Hiking

Postcard of my photos of Hartslock Wood near Pangbourne in the Thames Valley

Great Chalk Wood and Hartslock Wood sit on the Chiltern Hills adjoining the Thames Valley near Pangbourne in Berkshire. Views as pretty as any in the hazy sunshine of late autumn, maybe a bit reminiscent of the valley of the Dordogne and Vézère in Perigord. Contrasts between the fine tracery of the trees and the geometric regularity of the man's interventions.

The Great Western Railway bridge over the river Thames was completed in 1840 and now looks part of the landscape. Railway electrification will reach this line shortly, with centenary wires and posts strutting above the metal rails.

The pill-box in Hartslock Wood was on the GHQ Line - Red  (General Headquarters Line - Red) which was part of a system of defensible positions intended to resist progress of an enemy invasion in the 1940s. Fortunately it was never tested; it’s easy to imagine the well-intentioned Home Guard of this affluent area feeling that they were doing their bit by standing guard in this attractive location in the woods alongside the river.

My postcard of a hike up “Les 40 lacets” to the Pic de Beauvoisin, above Die with views of the snow on the Vercors cliffs

A “seize the moment hike” in borrowed kit took advantage of a fantastic clear November day took us to 500 m. altitude above the town of Die on the river Drôme, which flows in to the Rhône at Valence, south of Lyon. We hiked up the zig-zag path called “Les 40 lacets” (the 40 hairpin bends) which also included fording a number of streams in spate following heavy rain. The fine view with fresh snow on the cliffs is of the Montagne de Glandasse and the Cirque de Archiane, which form part of the southern cliffs of the Vercors plateau. A great place for a midday casse-croute, today it was fresh bread with rabbit pâté.

Postcard of my hike in the Großer Tiergarten in Berlin; October 2014 

Berlin's Tiergarten is a city park which offers welcome relief from the unrelenting city architecture and general rudeness of the Berlin city. No matter the traffic, including tourist buses passing between Berlin landmarks peeking through the depressing grey gloom.

The origin of the Großer Tiergarten is as a royal park for hunting. My little hike would have been much more lively with a European bear or two around, rather than just statues, squirrels, birds, ducks and sleeping bats. And sunshine!

Postcard of my photos from an autumn walk from Sunningdale to Windsor in Berkshire.

An autumnal walk through Berkshire passing Sunningdale church and war memorial, with commemorative wreaths and poppies freshly laid. We enjoyed that peculiar seasonal pleasure of walking through autumn leaves in the woods alongside The Valley Gardens near Virginia Water.

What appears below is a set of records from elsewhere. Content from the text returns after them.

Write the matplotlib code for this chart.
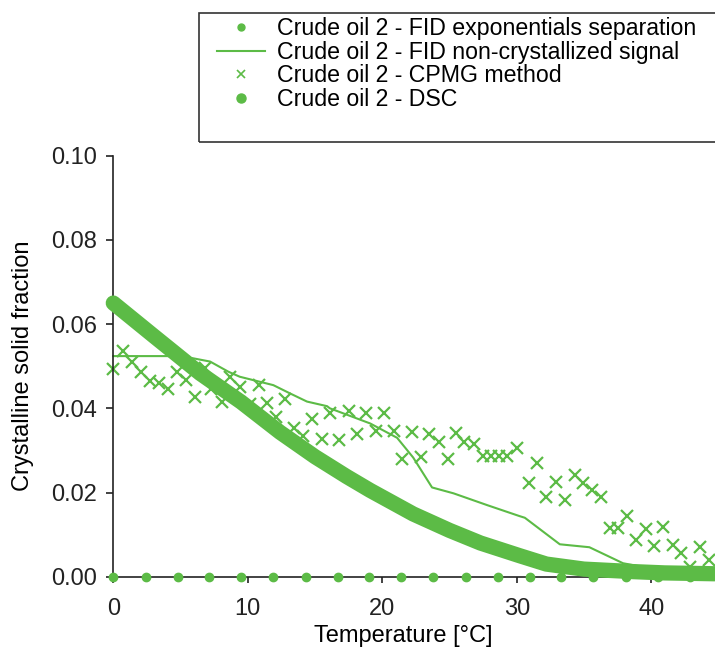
import matplotlib
matplotlib.use("Agg")
import matplotlib.pyplot as plt
from matplotlib.lines import Line2D
from matplotlib.patches import Rectangle

plt.rcParams["font.family"] = ["Liberation Sans", "DejaVu Sans"]

green = "#5cbb46"

# FID exponentials separation (all zero)
fid_exp_t = [0, 2.4, 4.8, 7.1, 9.5, 11.9, 14.3, 16.7, 19.0, 21.4, 23.8, 26.2,
             28.6, 31.0, 33.3, 35.7, 38.1, 40.5, 42.9]
fid_exp_y = [0.0] * len(fid_exp_t)

# FID non-crystallized signal
fid_nc_t = [0, 4.2, 5.9, 7.2, 8.55, 9.4, 10.9, 11.9, 13.1, 14.4, 15.9, 16.1,
            19.1, 21.1, 22.3, 23.7, 25.3, 27.8, 30.2, 30.6, 33.2, 35.4, 37.9,
            39.9, 42.1, 44.7]
fid_nc_y = [0.0524, 0.0524, 0.0519, 0.0511, 0.0487, 0.0475, 0.0463, 0.0455,
            0.0436, 0.0416, 0.0405, 0.0400, 0.0364, 0.0330, 0.0283, 0.0212,
            0.0198, 0.0170, 0.0144, 0.0140, 0.0077, 0.0070, 0.0032, 0.0020,
            0.0016, 0.0012]

# CPMG method
cpmg_t = [0, 0.7, 1.37, 2.04, 2.73, 3.4, 4.09, 4.76, 5.4, 6.07, 6.8, 7.3, 8.06,
          8.7, 9.4, 10.2, 10.8, 11.4, 12.1, 12.8, 13.4, 14.1, 14.8, 15.5, 16.1,
          16.8, 17.5, 18.1, 18.8, 19.5, 20.1, 20.9, 21.5, 22.2, 22.9, 23.5,
          24.2, 24.9, 25.5, 26.1, 26.8, 27.5, 28.1, 28.7, 29.3, 30.0, 30.9,
          31.5, 32.2, 32.9, 33.6, 34.3, 34.9, 35.6, 36.3, 36.9, 37.5, 38.2,
          38.9, 39.6, 40.2, 40.9, 41.6, 42.2, 42.9, 43.6, 44.3]
cpmg_y = [0.0493, 0.0536, 0.0511, 0.0487, 0.0466, 0.0459, 0.0445, 0.0487,
          0.0467, 0.0428, 0.0495, 0.0447, 0.0416, 0.0475, 0.0451, 0.0410,
          0.0455, 0.0413, 0.0379, 0.0421, 0.0353, 0.0334, 0.0374, 0.0327,
          0.0388, 0.0325, 0.0393, 0.0340, 0.0390, 0.0347, 0.0390, 0.0347,
          0.0280, 0.0343, 0.0285, 0.0338, 0.0320, 0.0279, 0.0341, 0.0319,
          0.0316, 0.0286, 0.0287, 0.0287, 0.0287, 0.0306, 0.0222, 0.0269,
          0.0189, 0.0224, 0.0182, 0.0242, 0.0223, 0.0206, 0.0190, 0.0115,
          0.0115, 0.0145, 0.0087, 0.0113, 0.0073, 0.0119, 0.0075, 0.0056,
          0.0024, 0.0071, 0.0040]

# DSC
dsc_t = [0, 3, 6.45, 9.5, 12.4, 15, 17.35, 19.1, 22.3, 25, 27.3, 30.2, 32.2,
         35, 38.7, 41, 44.7]
dsc_y = [0.0650, 0.0572, 0.0483, 0.0415, 0.0343, 0.0285, 0.0238, 0.0205,
         0.0149, 0.0110, 0.0080, 0.0050, 0.0030, 0.0018, 0.0012, 0.0009, 0.0007]

labels = ["Crude oil 2 - FID exponentials separation",
          "Crude oil 2 - FID non-crystallized signal",
          "Crude oil 2 - CPMG method",
          "Crude oil 2 - DSC"]

W, H = 715, 662
fig = plt.figure(figsize=(W / 100, H / 100), dpi=100)
x0, x1, y0, y1 = 113.3, 715, 155.7, 576.7
ax = fig.add_axes([x0 / W, (H - y1) / H, (x1 - x0) / W, (y1 - y0) / H])

ax.plot(fid_exp_t, fid_exp_y, "o", color=green, ms=6, clip_on=False, zorder=3)
ax.plot(fid_nc_t, fid_nc_y, "-", color=green, lw=1.5, clip_on=False, zorder=2)
ax.plot(cpmg_t, cpmg_y, "x", color=green, ms=8, mew=1.6, clip_on=False, zorder=2)
ax.plot(dsc_t, dsc_y, "-", color=green, lw=11, solid_capstyle="round",
        clip_on=False, zorder=4)

ax.set_xlim(0, 44.74)
ax.set_ylim(0, 0.10)
ax.set_xticks([0, 10, 20, 30, 40])
ax.set_yticks([0, 0.02, 0.04, 0.06, 0.08, 0.10])
ax.set_yticklabels([f"{v:.2f}" for v in [0, 0.02, 0.04, 0.06, 0.08, 0.10]])

for s in ["top", "right"]:
    ax.spines[s].set_visible(False)
for s in ["left", "bottom"]:
    ax.spines[s].set_linewidth(1.2)
    ax.spines[s].set_color("#222222")
ax.tick_params(axis="both", labelsize=17, colors="#222222", width=1.2)
ax.tick_params(axis="y", length=5, pad=7)
ax.tick_params(axis="x", length=4, pad=11)

ax.set_xlabel("Temperature [°C]", fontsize=17)
ax.xaxis.label.set_verticalalignment("center")
ax.xaxis.set_label_coords((403 - x0) / (x1 - x0), -(636 - y1) / (y1 - y0))
ax.set_ylabel("Crystalline solid fraction", fontsize=17)
ax.yaxis.label.set_verticalalignment("center")
ax.yaxis.set_label_coords((23 - x0) / (x1 - x0), 0.5)

handles = [
    Line2D([], [], ls="none", marker="o", color=green, ms=5),
    Line2D([], [], ls="-", color=green, lw=1.5),
    Line2D([], [], ls="none", marker="x", color=green, ms=6, mew=1.2),
    Line2D([], [], ls="none", marker="o", color=green, ms=6.5),
]
fig.legend(handles, labels, loc="upper left",
           bbox_to_anchor=(217 / W, 1 - 17 / H), bbox_transform=fig.transFigure,
           frameon=False, fontsize=16.7, borderpad=0, borderaxespad=0,
           handlelength=2.05, handletextpad=0.55, labelspacing=0.03)
fig.add_artist(Rectangle((199.3 / W, 1 - 142.3 / H), (730 - 199.3) / W,
                         (142.3 - 13.3) / H, transform=fig.transFigure,
                         fill=False, edgecolor="#333333", lw=1.2, clip_on=False))

fig.savefig("out.png", dpi=100)
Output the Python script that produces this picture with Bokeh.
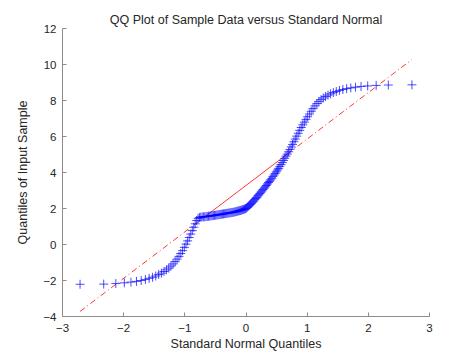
from statistics import NormalDist
import numpy as np
from bokeh.plotting import figure
from bokeh.models import FixedTicker, Range1d
from bokeh.embed import file_html
from bokeh.resources import INLINE

sample_low = [-2.21, -2.20, -2.17, -2.13, -2.09, -2.05, -2.00, -1.94, -1.88, -1.82,
              -1.75, -1.67, -1.59, -1.50, -1.41, -1.31, -1.20, -1.08, -0.95, -0.81,
              -0.66, -0.50, -0.34, -0.16, 0.02, 0.20, 0.39, 0.58, 0.77, 0.96,
              1.15, 1.33, 1.45, 1.50, 1.52, 1.53, 1.535, 1.54]
sample_plateau = [1.55, 1.56, 1.57, 1.58, 1.59, 1.60, 1.61, 1.62, 1.63, 1.64,
                  1.65, 1.66, 1.67, 1.68, 1.69, 1.70, 1.71, 1.72, 1.73, 1.74,
                  1.75, 1.76, 1.77, 1.78, 1.79, 1.80, 1.82, 1.83, 1.85, 1.86,
                  1.88, 1.89, 1.91, 1.93, 1.95, 1.97, 1.99]
sample_rise = [2.03, 2.08, 2.13, 2.19, 2.24, 2.29, 2.36, 2.42, 2.49, 2.56,
               2.62, 2.70, 2.76, 2.84, 2.91, 2.98, 3.05, 3.13, 3.20, 3.28,
               3.36, 3.44, 3.51, 3.59, 3.68, 3.77, 3.86, 3.95, 4.04, 4.14,
               4.23, 4.34, 4.44, 4.55, 4.67, 4.79, 4.91]
sample_high = [5.02, 5.15, 5.28, 5.42, 5.56, 5.71, 5.86, 6.02, 6.18, 6.34,
               6.50, 6.65, 6.80, 6.95, 7.10, 7.25, 7.40, 7.55, 7.70, 7.83,
               7.95, 8.05, 8.14, 8.22, 8.30, 8.37, 8.44, 8.50, 8.56, 8.61,
               8.66, 8.70, 8.74, 8.78, 8.81, 8.84, 8.86, 8.87]

x_ticks = [-3, -2, -1, 0, 1, 2, 3]
y_ticks = [-4, -2, 0, 2, 4, 6, 8, 10, 12]

y = np.array(sample_low + sample_plateau + sample_rise + sample_high)
n = len(y)
nd = NormalDist()
x = np.array([nd.inv_cdf((i - 0.5) / n) for i in range(1, n + 1)])

# Reference line through first and third quartiles (MATLAB qqplot style)
def prct(p):
    return float(np.interp(n * p - 0.5, np.arange(n), y))
q1y, q3y = prct(0.25), prct(0.75)
q1x, q3x = nd.inv_cdf(0.25), nd.inv_cdf(0.75)
slope = (q3y - q1y) / (q3x - q1x)
icpt = q1y - slope * q1x
line_y = lambda xx: icpt + slope * xx

FONT = "Liberation Sans"
p = figure(width=474, height=355, output_backend="svg", toolbar_location=None,
           x_range=Range1d(-3, 3), y_range=Range1d(-4, 12),
           min_border_left=62, min_border_right=45, min_border_top=28,
           min_border_bottom=39)
p.title.text = "QQ Plot of Sample Data versus Standard Normal"
p.title.align = "center"
p.title.text_font = FONT
p.title.text_font_size = "12.5px"
p.title.text_font_style = "normal"
p.title.text_color = "#262626"
p.title.offset = 0
p.title.standoff = 4

p.outline_line_color = None
p.grid.grid_line_color = None

# dash-dot extensions and solid middle
p.line([x[0], q1x], [line_y(x[0]), line_y(q1x)], line_color="red",
       line_width=0.8, line_dash="6 3 1 3")
p.line([q3x, x[-1]], [line_y(q3x), line_y(x[-1])], line_color="red",
       line_width=0.8, line_dash="6 3 1 3")
p.line([q1x, q3x], [line_y(q1x), line_y(q3x)], line_color="red", line_width=0.8)

p.scatter(x, y, marker="cross", size=9, line_color="#0000ff", line_width=1,
          line_alpha=0.7)

for ax in (p.xaxis[0], p.yaxis[0]):
    ax.axis_line_color = "#8c8c8c"
    ax.major_tick_line_color = "#8c8c8c"
    ax.major_tick_in = 4
    ax.major_tick_out = 0
    ax.minor_tick_line_color = None
    ax.major_label_text_font = FONT
    ax.major_label_text_font_size = "11.5px"
    ax.major_label_text_color = "#262626"
    ax.axis_label_text_font = FONT
    ax.axis_label_text_font_size = "12.5px"
    ax.axis_label_text_font_style = "normal"
    ax.axis_label_text_color = "#262626"

p.xaxis.ticker = FixedTicker(ticks=x_ticks)
p.yaxis.ticker = FixedTicker(ticks=y_ticks)
p.xaxis.axis_label = "Standard Normal Quantiles"
p.yaxis.axis_label = "Quantiles of Input Sample"
p.xaxis.major_label_standoff = 7
p.xaxis.axis_label_standoff = 2
p.yaxis.major_label_standoff = 6
p.yaxis.axis_label_standoff = 10

open("out.html", "w").write(file_html(p, INLINE))
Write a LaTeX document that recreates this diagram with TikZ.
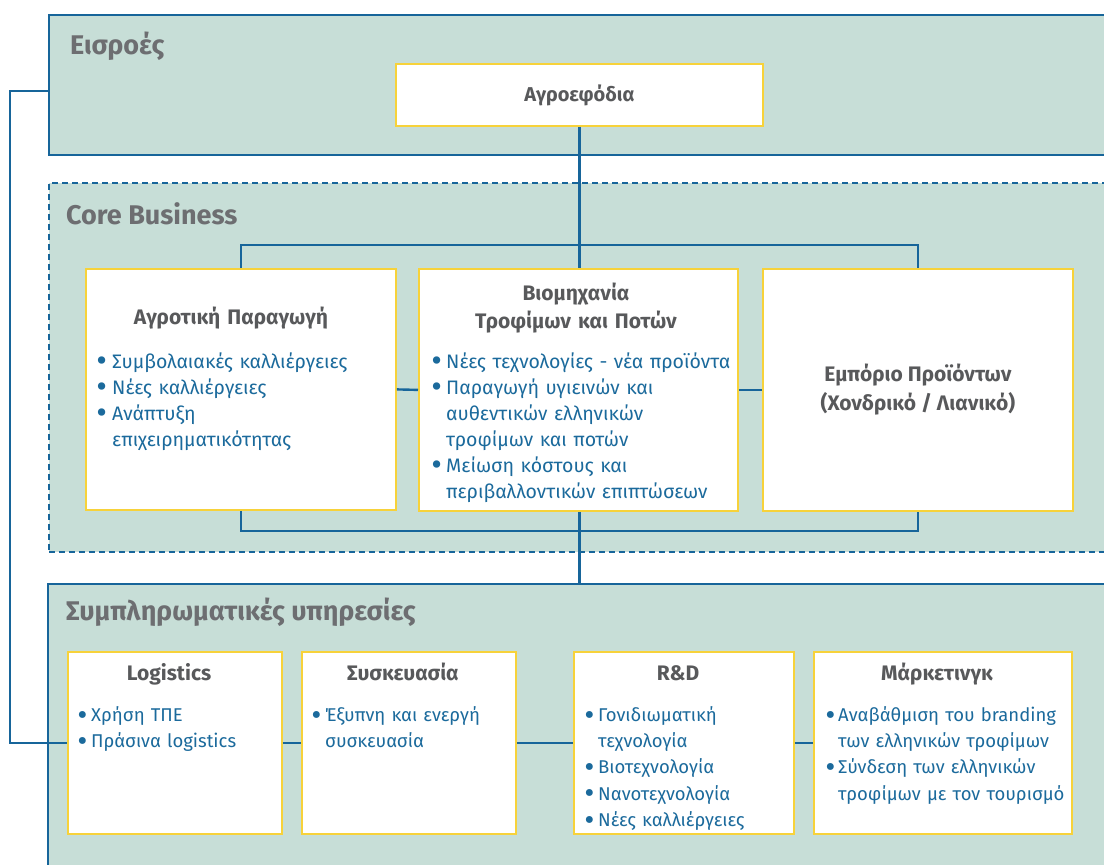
\documentclass[tikz,border=0pt]{standalone}
\usepackage{fontspec}
\setmainfont{Fira Sans}
\definecolor{pfill}{HTML}{C7DED7}
\definecolor{pblue}{HTML}{17659A}
\definecolor{pyel}{HTML}{F7D23A}
\definecolor{ptitlec}{HTML}{6D6E71}
\definecolor{btitlec}{HTML}{58595B}
\definecolor{btextc}{HTML}{1B6A9C}
\newlength\bind
\setlength\bind{14pt}
\newcommand\bl[1]{\par\noindent\hangindent=\bind\hangafter=1\makebox[\bind][l]{\raisebox{-0.1em}{\scalebox{1.35}{\bfseries•}}}#1}
\newcommand\blst[2]{\setlength\bind{#1}#2\par}
\begin{document}
\begin{tikzpicture}[x=1pt,y=-1pt,
 panel/.style={fill=pfill,draw=pblue,line width=2.4pt,inner sep=0pt,anchor=north west},
 box/.style={fill=white,draw=pyel,line width=1.8pt,inner sep=0pt,anchor=north west},
 conn/.style={draw=pblue,line width=2.4pt},
 ptitle/.style={font=\fontsize{27}{30}\selectfont\bfseries,text=ptitlec,anchor=base west,inner sep=0pt},
 btitle/.style={font=\fontsize{21}{28}\selectfont\bfseries,text=btitlec,anchor=base,inner sep=0pt,align=center,text width=300pt},
 blist/.style={font=\fontsize{19.5}{26}\selectfont,text=btextc,anchor=base west,inner sep=0pt,text width=300pt,align=left},
 blistb/.style={blist,font=\fontsize{18.5}{26.25}\selectfont},
]
\useasboundingbox (0,0) rectangle (1104,865);
\clip (0,0) rectangle (1104,865);
% panels
\node[panel,minimum width=1080pt,minimum height=140pt] (inp) at (48,14) {};
\node[panel,dash pattern=on 6pt off 4pt,minimum width=1080pt,minimum height=369pt] (core) at (48,182) {};
\node[panel,minimum width=1080pt,minimum height=300pt] (sup) at (47,583) {};
% boxes
\node[box,minimum width=367pt,minimum height=62pt,font=\fontsize{20}{28}\selectfont\bfseries,text=btitlec] (agro) at (395,63) {Αγροεφόδια};
\node[box,minimum width=310pt,minimum height=241pt] (agri) at (85,268) {};
\node[box,minimum width=319pt,minimum height=242pt] (ind) at (418,268) {};
\node[box,minimum width=310pt,minimum height=242pt,font=\fontsize{21}{29}\selectfont\bfseries,text=btitlec,align=center] (emp) at (762,268) {Εμπόριο Προϊόντων\\(Χονδρικό / Λιανικό)};
\node[box,minimum width=214pt,minimum height=182pt] (log) at (67,651) {};
\node[box,minimum width=214pt,minimum height=182pt] (pack) at (301,651) {};
\node[box,minimum width=220pt,minimum height=182pt] (rd) at (573,651) {};
\node[box,minimum width=258pt,minimum height=182pt] (mkt) at (813,651) {};
% connectors
\coordinate (t1) at (585,245);
\coordinate (b1) at (585,531);
\coordinate (lt) at (10,91);
\draw[conn] (agro.south) -- (agro.south |- ind.north);
\draw[conn] (agri.north) |- (t1) -| (emp.north);
\draw[conn] (agri.south) |- (b1) -| (emp.south);
\draw[conn] (ind.south -| agro.south) -- (sup.north -| agro.south);
\draw[conn] (agri.east) -- (ind.west);
\draw[conn] (ind.east) -- (emp.west);
\draw[conn] (lt -| inp.west) -- (lt) |- (log.west);
\draw[conn] (log.east) -- (pack.west);
\draw[conn] (pack.east) -- (rd.west);
\draw[conn] (rd.east) -- (mkt.west);
% panel titles
\node[ptitle] (tin) at (70,54) {Εισροές};
\node[ptitle] (tcore) at (66,224) {Core Business};
\node[ptitle] (tsup) at (66,620) {Συμπληρωματικές υπηρεσίες};
% core texts
\node[btitle] (agriT) at (231,324) {Αγροτική Παραγωγή};
\node[blist] (agriL) at (97,342) {\blst{15pt}{\bl{Συμβολαιακές καλλιέργειες}\bl{Νέες καλλιέργειες}\bl{Ανάπτυξη\newline επιχειρηματικότητας}}};
\node[btitle] (indT) at (576,300) {Βιομηχανία\\Τροφίμων και Ποτών};
\node[blist] (indL) at (432,342) {\blst{14pt}{\bl{Νέες τεχνολογίες - νέα προϊόντα}\bl{Παραγωγή υγιεινών και\newline αυθεντικών ελληνικών\newline τροφίμων και ποτών}\bl{Μείωση κόστους και\newline περιβαλλοντικών επιπτώσεων}}};
% bottom texts
\node[btitle] (logT) at (169,680) {Logistics};
\node[blistb] (logL) at (78,695) {\blst{13pt}{\bl{Χρήση ΤΠΕ}\bl{Πράσινα logistics}}};
\node[btitle] (packT) at (403,680) {Συσκευασία};
\node[blistb] (packL) at (312,695) {\blst{13pt}{\bl{Έξυπνη και ενεργή\newline συσκευασία}}};
\node[btitle] (rdT) at (678,680) {R\&D};
\node[blistb] (rdL) at (585,695) {\blst{13pt}{\bl{Γονιδιωματική\newline τεχνολογία}\bl{Βιοτεχνολογία}\bl{Νανοτεχνολογία}\bl{Νέες καλλιέργειες}}};
\node[btitle] (mktT) at (937,680) {Μάρκετινγκ};
\node[blistb] (mktL) at (826,695) {\blst{12pt}{\bl{Αναβάθμιση του branding\newline των ελληνικών τροφίμων}\bl{Σύνδεση των ελληνικών\newline τροφίμων με τον τουρισμό}}};
\end{tikzpicture}
\end{document}
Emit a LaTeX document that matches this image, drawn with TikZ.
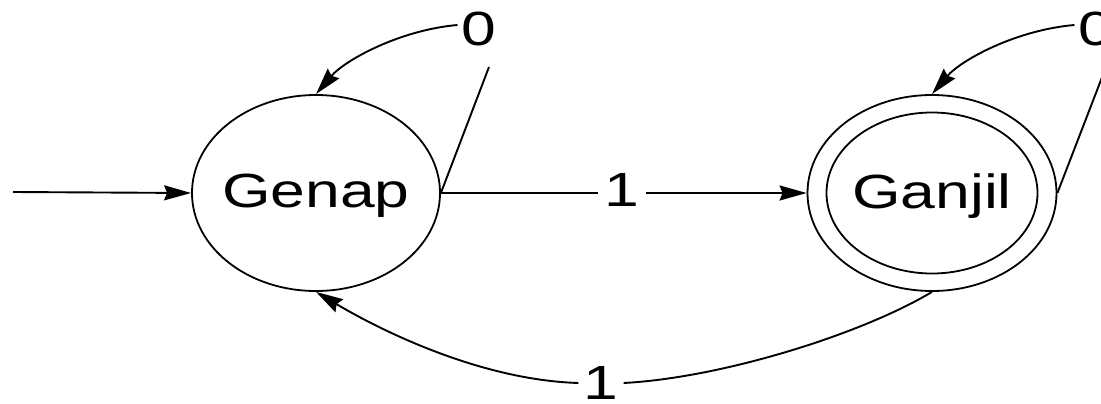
\documentclass[tikz,border=0pt]{standalone}
\usepackage{fontspec}
\usepackage{graphicx}
\setmainfont{Liberation Sans}
\usetikzlibrary{arrows.meta,shapes.geometric}
\tikzset{
  stateshape/.style={draw, ellipse, inner sep=0pt, line width=1.8pt},
  txt/.style={inner sep=0pt, font=\fontsize{48}{50}\selectfont},
  lab/.style={inner sep=5pt, font=\fontsize{48}{50}\selectfont},
  edge/.style={line width=1.9pt},
  arr/.style={edge, -{Stealth[length=27pt,width=15pt,inset=3pt]}}
}
\newcommand{\wide}[1]{\scalebox{1.3}[1]{#1}}
\begin{document}
\begin{tikzpicture}[x=1pt,y=-1pt]
\useasboundingbox (0,0) rectangle (1101,404);
% states
\node[stateshape, minimum width=248pt, minimum height=196pt] (genap) at (316,193) {};
\node[txt, anchor=base] (genaptxt) at (316,207) {\wide{Genap}};
\node[stateshape, minimum width=249pt, minimum height=196pt] (ganjil) at (932,193) {};
\node[stateshape, minimum width=211pt, minimum height=161pt] (ganjilin) at (932,193) {};
\node[txt, anchor=base] (ganjiltxt) at (932,208) {\wide{Ganjil}};
% labels
\node[lab, inner sep=4pt] (l0) at (479,29) {\wide{0}};
\node[lab, inner sep=4pt] (r0) at (1096,29) {\wide{0}};
\node[lab, inner sep=6pt] (m1) at (622,190) {\wide{1}};
\node[lab, inner sep=5pt] (b1) at (601,383) {\wide{1}};
\coordinate (start) at (13,192);
\coordinate (l0b) at (489,67);
\coordinate (r0b) at (1106,67);
% initial arrow
\draw[arr] (start) -- (genap.west);
% Genap -> Ganjil on 1
\draw[edge] (genap.east) -- (genap.east -| m1.west);
\draw[arr] (m1.east |- ganjil.west) -- (ganjil.west);
% Genap loop on 0
\draw[edge] (genap.east) -- (l0b);
\draw[arr] ([yshift=4pt]l0.west) .. controls (400,30) and (345,60) .. (genap.north);
% Ganjil loop on 0
\draw[edge] (ganjil.east) -- (r0b);
\draw[arr] ([yshift=4pt]r0.west) .. controls (1016,30) and (961,60) .. (ganjil.north);
% Ganjil -> Genap on 1
\draw[edge] (ganjil.south) .. controls (860,335) and (720,378) .. (b1.east);
\draw[arr] (b1.west) .. controls (480,380) and (380,330) .. (genap.south);
\end{tikzpicture}
\end{document}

On to Windsor Great Park and down from the 1829 Copper Horse statue of King George III by the Long Walk to Windsor castle: you can readily identify this from an aircraft window on take off from Heathrow nearby. The Royal Standard was flying on Windsor castle, indicating the monarch in residence, presumably after this morning's ceremonials at The Cenotaph in Whitehall.

Thanks again to GOC London for organising this walk.

Photos of a walk along the Grand Union canal including Boston Manor House

Boston Manor, Syon House and Osterley House are all in walking distance of each other in West London. They're grouped around the Main Line of the Grand Union Canal, the Main Line of the Great Western railway to Paddington, the M4 motorway and the flight paths to the runways at Heathrow. But the old houses and their magnificent trees were built long before these modern transport arterial routes. Boston Manor Jacobean house was completed in 1623; the exterior of Syon House dates from 1547 and is still the Duke of Northumberland’s London home; the current Osterley House was constructed from 1761 in the Georgian style by the architect Robert Adam.